Newswise — The University of Chicago’s Daniel Holz this morning saluted the three newest Nobel laureates in physics, with whom he worked as a member of the Laser Interferometer Gravitational-Wave Observatory. The Nobel Foundation honored Kip Thorne, Rainer Weiss and Barry Barish “for decisive contributions to the LIGO detector and the observation of gravitational waves."

The detection, made Sept. 14, 2015, confirmed a major prediction of Albert Einstein’s 1915 general theory of relativity. Gravitational waves are ripples in the fabric of spacetime, and they carry information about their dramatic origins and about the nature of gravity that cannot otherwise be obtained. Physicists concluded that the detected gravitational waves were produced during the final fraction of a second of the merger of two black holes to produce a single, more massive spinning black hole.

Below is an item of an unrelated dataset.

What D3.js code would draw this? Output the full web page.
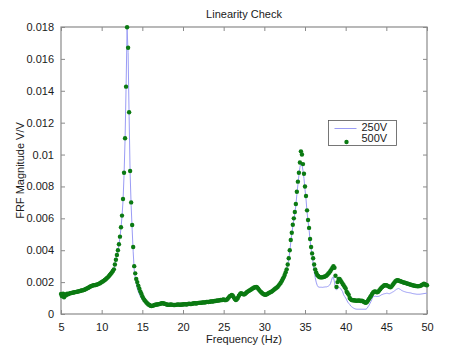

This collision of two black holes had been predicted but never observed. Gravitational waves from two more pairs of colliding black holes have subsequently been detected.

“I join my LIGO colleagues in warmly congratulating Kip, Rainer and Barry on receiving the Nobel Prize,” said Holz, an associate professor in physics. “Although LIGO has involved the efforts of over 1,000 scientists and engineers, including our UChicago group, LIGO’s success would not have been possible without the early and sustained scientific leadership of these remarkable individuals. I am honored to have worked alongside them, and I am beyond delighted that they have received this well-deserved recognition.”

Holz leads the UChicago LIGO collaboration, which includes postdoctoral fellow Ben Farr (now a professor at the University of Oregon) and graduate students Hsin-Yu Chen (now at Harvard), Zoheyr Doctor and Maya Fischbach, as well as Reed Essick, who started this fall at UChicago as a Kavli Institute for Cosmological Physics fellow.